BO grooms channel to sustain growth

BO grooms channel to sustain growth

Business intelligence vendor Business Objects, has appointed a new channel manager and will be releasing a new partner program in September this year, in an effort to continue its strong revenue growth in the Australian region.

The move was announced by newly appointed managing director Peter Taylor shortly after Business Objects released its second quarter results declaring a net income of $US11 million, a 19 per cent increase from second quarter last year. Revenues also increased, up 20 per cent from June 2000 to $US101.5 million.

Taylor did not specify what percentage of the global figures accounted for Australian sales but admitted a profit increase of just over 200 per cent from last year and revenue growth of 103 per cent.

Moving to Business Objects from Lotus Development three months ago, Taylor says while the direct selling model is going very well the company will be focussing this year on increasing its channel partners.

"56 per cent of the revenue in the US came from the channel, [Business Objects] Australia is not at that stage yet, but it is something we are focussing on," said Taylor.

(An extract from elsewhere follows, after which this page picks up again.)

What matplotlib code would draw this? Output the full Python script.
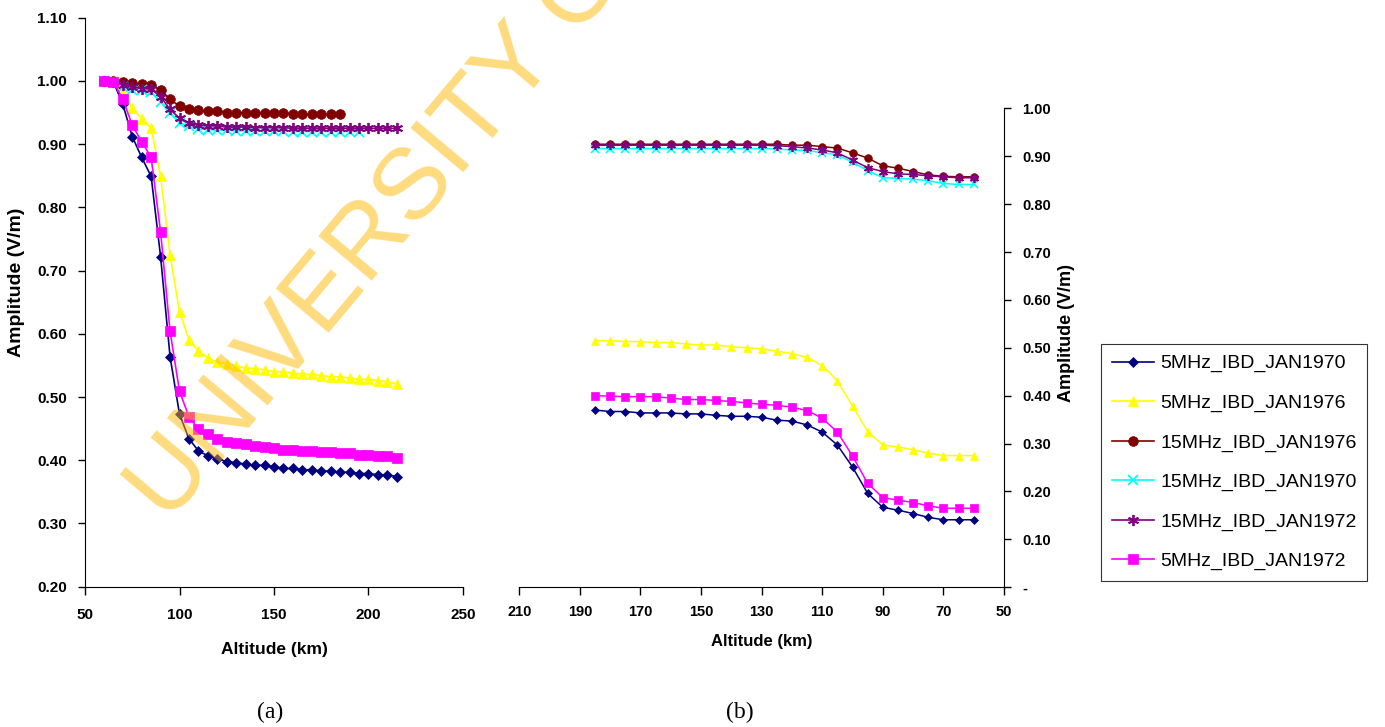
import matplotlib
matplotlib.use("Agg")
import matplotlib.pyplot as plt
from matplotlib.ticker import FuncFormatter

plt.rcParams['font.family'] = ['Liberation Sans', 'DejaVu Sans']
narrow = ['Liberation Sans Narrow', 'Liberation Sans', 'DejaVu Sans']

# ---- data ----
# panel (a): altitude going up
alt_a = [60, 65, 70, 75, 80, 85, 90, 95, 100, 105, 110, 115, 120, 125, 130, 135,
         140, 145, 150, 155, 160, 165, 170, 175, 180, 185, 190, 195, 200, 205, 210, 215]
alt_a_15_76 = alt_a[:26]   # 60..185
alt_a_15_70 = alt_a[:28]   # 60..195

blue70_a = [1.000, 0.999, 0.963, 0.912, 0.879, 0.849, 0.722, 0.564, 0.473, 0.434, 0.415,
            0.407, 0.402, 0.398, 0.396, 0.394, 0.392, 0.392, 0.390, 0.387, 0.387, 0.385,
            0.385, 0.383, 0.383, 0.381, 0.381, 0.379, 0.379, 0.377, 0.377, 0.374]
yellow76_a = [1.000, 0.998, 0.983, 0.957, 0.940, 0.925, 0.849, 0.725, 0.635, 0.591, 0.573,
              0.562, 0.555, 0.553, 0.549, 0.546, 0.545, 0.543, 0.540, 0.540, 0.538, 0.536,
              0.536, 0.534, 0.532, 0.532, 0.530, 0.528, 0.528, 0.526, 0.524, 0.521]
maroon76_a = [1.000, 1.000, 0.999, 0.996, 0.995, 0.994, 0.985, 0.971, 0.960, 0.956, 0.954,
              0.952, 0.952, 0.950, 0.950, 0.950, 0.950, 0.950, 0.950, 0.950, 0.947, 0.947,
              0.947, 0.947, 0.947, 0.947]
cyan70_a = [1.000, 0.998, 0.990, 0.986, 0.985, 0.982, 0.967, 0.949, 0.934, 0.928, 0.924,
            0.923, 0.922, 0.922, 0.921, 0.921, 0.921, 0.921, 0.921, 0.921, 0.920, 0.920,
            0.920, 0.920, 0.920, 0.920, 0.920, 0.920]
purple72_a = [1.000, 0.999, 0.994, 0.990, 0.988, 0.987, 0.975, 0.955, 0.941, 0.933, 0.930,
              0.929, 0.929, 0.927, 0.927, 0.927, 0.926, 0.926, 0.926, 0.926, 0.925, 0.925,
              0.925, 0.925, 0.925, 0.925, 0.925, 0.925, 0.925, 0.925, 0.925, 0.925]
pink72_a = [1.000, 0.999, 0.971, 0.930, 0.904, 0.879, 0.761, 0.604, 0.509, 0.469, 0.449,
            0.441, 0.433, 0.429, 0.428, 0.425, 0.423, 0.421, 0.419, 0.417, 0.417, 0.415,
            0.415, 0.413, 0.413, 0.411, 0.411, 0.409, 0.409, 0.407, 0.407, 0.404]

# panel (b): altitude going down
alt_b = [185, 180, 175, 170, 165, 160, 155, 150, 145, 140, 135, 130, 125,
         120, 115, 110, 105, 100, 95, 90, 85, 80, 75, 70, 65, 60]

blue70_b = [0.370, 0.367, 0.367, 0.364, 0.364, 0.364, 0.362, 0.362, 0.359, 0.357, 0.357,
            0.355, 0.349, 0.347, 0.339, 0.324, 0.297, 0.251, 0.196, 0.167, 0.161, 0.154,
            0.146, 0.141, 0.141, 0.141]
yellow76_b = [0.515, 0.515, 0.513, 0.513, 0.511, 0.511, 0.508, 0.506, 0.506, 0.502, 0.500,
              0.498, 0.493, 0.488, 0.480, 0.463, 0.431, 0.378, 0.325, 0.297, 0.293, 0.287,
              0.280, 0.275, 0.275, 0.275]
maroon76_b = [0.925, 0.925, 0.925, 0.925, 0.925, 0.925, 0.925, 0.925, 0.925, 0.925, 0.925,
              0.925, 0.925, 0.923, 0.923, 0.920, 0.917, 0.907, 0.896, 0.880, 0.875, 0.868,
              0.861, 0.858, 0.857, 0.857]
cyan70_b = [0.916, 0.916, 0.916, 0.916, 0.916, 0.916, 0.916, 0.916, 0.916, 0.916, 0.916,
            0.916, 0.915, 0.913, 0.912, 0.907, 0.903, 0.887, 0.870, 0.855, 0.854, 0.852,
            0.849, 0.843, 0.841, 0.841]
purple72_b = [0.923, 0.923, 0.923, 0.923, 0.923, 0.923, 0.923, 0.923, 0.923, 0.923, 0.923,
              0.923, 0.922, 0.920, 0.917, 0.913, 0.907, 0.892, 0.876, 0.868, 0.863, 0.862,
              0.859, 0.857, 0.855, 0.855]
pink72_b = [0.400, 0.399, 0.398, 0.398, 0.398, 0.395, 0.392, 0.392, 0.390, 0.388, 0.385,
            0.382, 0.380, 0.376, 0.369, 0.353, 0.324, 0.274, 0.217, 0.187, 0.182, 0.177,
            0.170, 0.165, 0.165, 0.165]

labels = ['5MHz_IBD_JAN1970', '5MHz_IBD_JAN1976', '15MHz_IBD_JAN1976',
          '15MHz_IBD_JAN1970', '15MHz_IBD_JAN1972', '5MHz_IBD_JAN1972']
colors = ['#000080', '#FFFF00', '#800000', '#00FFFF', '#800080', '#FF00FF']
markers = ['D', '^', 'o', 'x', (6, 2, 0), 's']
msize_a = [5.5, 7, 7, 7, 8, 6.5]
msize_b = [4.5, 6, 5.5, 6, 6.5, 5.5]

series_a = [(alt_a, blue70_a), (alt_a, yellow76_a), (alt_a_15_76, maroon76_a),
            (alt_a_15_70, cyan70_a), (alt_a, purple72_a), (alt_a, pink72_a)]
series_b = [blue70_b, yellow76_b, maroon76_b, cyan70_b, purple72_b, pink72_b]

W, H = 1385, 727
fig = plt.figure(figsize=(W / 100, H / 100), dpi=100)

# ---- panel (a) ----
ax1 = fig.add_axes([85 / W, 1 - 586.7 / H, 378 / W, 569 / H])
handles = []
for (x, y), c, m, ms, lab in zip(series_a, colors, markers, msize_a, labels):
    ln, = ax1.plot(x, y, color=c, marker=m, markersize=ms, lw=1.2,
                   markeredgewidth=1.3 if m in ('x', (6, 2, 0)) else 0.5,
                   markeredgecolor=c, label=lab)
    handles.append(ln)
ax1.set_xlim(50, 250)
ax1.set_ylim(0.2, 1.1)
ax1.set_xticks([50, 100, 150, 200, 250])
ax1.set_yticks([0.2, 0.3, 0.4, 0.5, 0.6, 0.7, 0.8, 0.9, 1.0, 1.1])
ax1.yaxis.set_major_formatter(FuncFormatter(lambda v, p: f'{v:.2f}'))
for s in ['top', 'right']:
    ax1.spines[s].set_visible(False)
ax1.tick_params(direction='out', length=5, width=1, labelsize=11)
ax1.tick_params(axis='x', pad=9, length=6)
ax1.tick_params(axis='y', pad=8)
for t in ax1.get_xticklabels() + ax1.get_yticklabels():
    t.set_fontweight('bold')
ax1.set_xlabel('Altitude (km)', fontsize=12.5, fontweight='bold', va='center')
ax1.xaxis.set_label_coords(0.5, -0.1095)
ax1.set_ylabel('Amplitude (V/m)', fontsize=14, fontweight='bold', va='center')
ax1.yaxis.set_label_coords(-0.18, 0.535)

# ---- panel (b) ----
ax2 = fig.add_axes([519.3 / W, 1 - 587.3 / H, 484.7 / W, 479 / H])
for y, c, m, ms in zip(series_b, colors, markers, msize_b):
    ax2.plot(alt_b, y, color=c, marker=m, markersize=ms, lw=1.1,
             markeredgewidth=1.2 if m in ('x', (6, 2, 0)) else 0.5,
             markeredgecolor=c)
ax2.set_xlim(210, 50)
ax2.set_ylim(0, 1.0)
ax2.set_xticks([210, 190, 170, 150, 130, 110, 90, 70, 50])
ax2.set_yticks([0, 0.1, 0.2, 0.3, 0.4, 0.5, 0.6, 0.7, 0.8, 0.9, 1.0])
ax2.yaxis.set_major_formatter(FuncFormatter(lambda v, p: '-' if abs(v) < 1e-9 else f'{v:.2f}'))
ax2.yaxis.tick_right()
ax2.yaxis.set_label_position('right')
for s in ['top', 'left']:
    ax2.spines[s].set_visible(False)
ax2.tick_params(direction='out', length=5, width=1, labelsize=10.5)
ax2.tick_params(axis='x', pad=7, length=6)
ax2.tick_params(axis='y', pad=8)
for t in ax2.get_xticklabels() + ax2.get_yticklabels():
    t.set_fontweight('bold')
    t.set_family(narrow)
ax2.set_xlabel('Altitude (km)', fontsize=12, fontweight='bold', family=narrow, va='center')
ax2.xaxis.set_label_coords(0.5007, -0.114)
ax2.set_ylabel('Amplitude (V/m)', fontsize=13, fontweight='bold', family=narrow,
               va='center', rotation=90)
ax2.yaxis.set_label_coords(1.128, 0.531)

# ---- legend ----
fig.legend(handles=handles, loc='upper left', bbox_to_anchor=(1101 / W, 1 - 344 / H),
           borderaxespad=0, fontsize=14, frameon=True, fancybox=False,
           edgecolor='black', handlelength=2.2, handletextpad=0.3,
           labelspacing=1.12, borderpad=0.55)
fig.legends[0].get_frame().set_linewidth(0.8)

# ---- panel captions ----
fig.text(270 / W, 1 - 712 / H, '(a)', family=['Liberation Serif', 'DejaVu Serif'],
         fontsize=17, ha='center', va='center')
fig.text(740 / W, 1 - 712 / H, '(b)', family=['Liberation Serif', 'DejaVu Serif'],
         fontsize=17, ha='center', va='center')

# ---- watermark ----
fig.text(148 / W, 1 - 508 / H, 'UNIVERSITY OF IBADAN', color='#FFB700', alpha=0.5,
         fontsize=73, rotation=50, rotation_mode='anchor', ha='left', va='center',
         zorder=10)

fig.savefig('out.png', dpi=100)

Business Objects segments business intelligence into three strains, enterprise deployment, extranets and analytical application. The company defines intelligence as the ability to compile and analyse company and customer information. While experiencing growth in all three areas, Taylor says the growth in extranets during the last 18 months is "phenomenal", adding they have recently made three more extranet deals and acquired 12 new customers.

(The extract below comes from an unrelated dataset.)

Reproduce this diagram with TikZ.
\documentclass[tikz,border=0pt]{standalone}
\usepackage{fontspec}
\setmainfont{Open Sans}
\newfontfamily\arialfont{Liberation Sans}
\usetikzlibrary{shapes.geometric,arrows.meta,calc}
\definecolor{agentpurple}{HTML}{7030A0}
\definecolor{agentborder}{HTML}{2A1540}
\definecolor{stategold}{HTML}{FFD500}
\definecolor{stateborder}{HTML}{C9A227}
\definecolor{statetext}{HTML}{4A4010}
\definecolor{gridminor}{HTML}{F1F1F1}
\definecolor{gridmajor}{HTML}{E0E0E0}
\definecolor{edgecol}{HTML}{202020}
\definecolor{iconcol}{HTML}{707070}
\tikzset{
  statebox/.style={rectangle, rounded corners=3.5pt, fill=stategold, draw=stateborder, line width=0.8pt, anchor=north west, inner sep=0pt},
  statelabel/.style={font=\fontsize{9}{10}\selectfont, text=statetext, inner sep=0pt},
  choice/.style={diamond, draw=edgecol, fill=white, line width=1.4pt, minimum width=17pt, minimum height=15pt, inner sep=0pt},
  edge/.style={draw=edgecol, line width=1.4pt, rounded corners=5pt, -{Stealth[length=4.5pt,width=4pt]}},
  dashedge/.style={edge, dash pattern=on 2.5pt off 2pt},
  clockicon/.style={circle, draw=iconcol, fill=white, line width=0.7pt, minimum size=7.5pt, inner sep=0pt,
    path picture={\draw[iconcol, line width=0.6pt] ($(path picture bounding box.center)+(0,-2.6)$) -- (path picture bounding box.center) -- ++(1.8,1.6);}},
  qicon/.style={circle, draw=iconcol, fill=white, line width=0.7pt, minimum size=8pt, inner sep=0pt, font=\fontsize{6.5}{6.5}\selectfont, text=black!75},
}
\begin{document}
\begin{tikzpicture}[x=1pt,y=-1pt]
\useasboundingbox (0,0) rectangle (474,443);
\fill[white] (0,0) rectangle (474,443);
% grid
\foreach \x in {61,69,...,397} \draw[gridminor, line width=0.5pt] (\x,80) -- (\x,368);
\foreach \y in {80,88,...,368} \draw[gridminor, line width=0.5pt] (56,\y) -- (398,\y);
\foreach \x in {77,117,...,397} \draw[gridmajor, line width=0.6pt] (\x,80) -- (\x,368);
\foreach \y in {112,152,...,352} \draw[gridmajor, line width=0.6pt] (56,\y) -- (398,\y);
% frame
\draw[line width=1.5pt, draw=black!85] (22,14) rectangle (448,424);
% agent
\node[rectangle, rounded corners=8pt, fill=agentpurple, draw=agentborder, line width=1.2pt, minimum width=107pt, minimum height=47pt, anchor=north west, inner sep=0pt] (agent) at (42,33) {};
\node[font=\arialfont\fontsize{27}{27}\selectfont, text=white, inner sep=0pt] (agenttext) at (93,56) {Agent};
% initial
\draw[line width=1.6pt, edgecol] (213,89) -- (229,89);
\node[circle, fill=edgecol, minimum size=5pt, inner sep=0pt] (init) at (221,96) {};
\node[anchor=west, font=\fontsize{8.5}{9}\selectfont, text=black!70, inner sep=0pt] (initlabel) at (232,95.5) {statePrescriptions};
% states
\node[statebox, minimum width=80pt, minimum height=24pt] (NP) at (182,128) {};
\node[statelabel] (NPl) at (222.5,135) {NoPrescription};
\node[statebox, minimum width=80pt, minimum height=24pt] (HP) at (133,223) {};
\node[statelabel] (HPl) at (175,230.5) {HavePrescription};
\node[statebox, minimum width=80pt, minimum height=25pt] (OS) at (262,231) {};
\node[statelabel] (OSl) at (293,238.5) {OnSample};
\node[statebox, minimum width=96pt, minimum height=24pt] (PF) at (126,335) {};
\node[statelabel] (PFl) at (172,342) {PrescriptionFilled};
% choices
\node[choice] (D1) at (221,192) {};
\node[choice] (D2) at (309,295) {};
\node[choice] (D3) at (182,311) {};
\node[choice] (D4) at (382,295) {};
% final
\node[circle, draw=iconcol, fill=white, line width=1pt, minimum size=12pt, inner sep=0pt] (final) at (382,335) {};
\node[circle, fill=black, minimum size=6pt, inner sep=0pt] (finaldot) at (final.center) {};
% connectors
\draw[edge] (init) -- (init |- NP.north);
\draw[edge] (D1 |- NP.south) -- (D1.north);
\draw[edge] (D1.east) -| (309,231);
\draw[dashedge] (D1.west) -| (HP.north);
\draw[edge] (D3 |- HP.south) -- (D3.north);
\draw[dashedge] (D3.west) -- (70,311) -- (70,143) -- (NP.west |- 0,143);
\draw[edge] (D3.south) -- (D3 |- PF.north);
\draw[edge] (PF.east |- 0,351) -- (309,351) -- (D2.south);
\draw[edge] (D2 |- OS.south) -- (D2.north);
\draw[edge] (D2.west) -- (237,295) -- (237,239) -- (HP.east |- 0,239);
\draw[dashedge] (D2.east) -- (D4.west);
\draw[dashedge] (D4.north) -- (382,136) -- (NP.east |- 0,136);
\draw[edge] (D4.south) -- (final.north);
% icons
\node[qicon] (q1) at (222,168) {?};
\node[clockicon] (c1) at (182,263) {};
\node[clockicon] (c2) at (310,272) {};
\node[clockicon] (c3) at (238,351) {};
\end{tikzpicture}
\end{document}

In comparison, Business Objects' main competitor Cognos, struggled through its first quarter. Cognos had to deal with a company restructure and a net loss of $US11.1 million, which was down from first quarter last year where it posted a net income of $US12 million. Revenue was marginally dropped too, showing $US108 million down from $108.7 million from the past year's quarter. Cognos announced plans in June to lay off 300 staff due to the lower-than-expected earnings.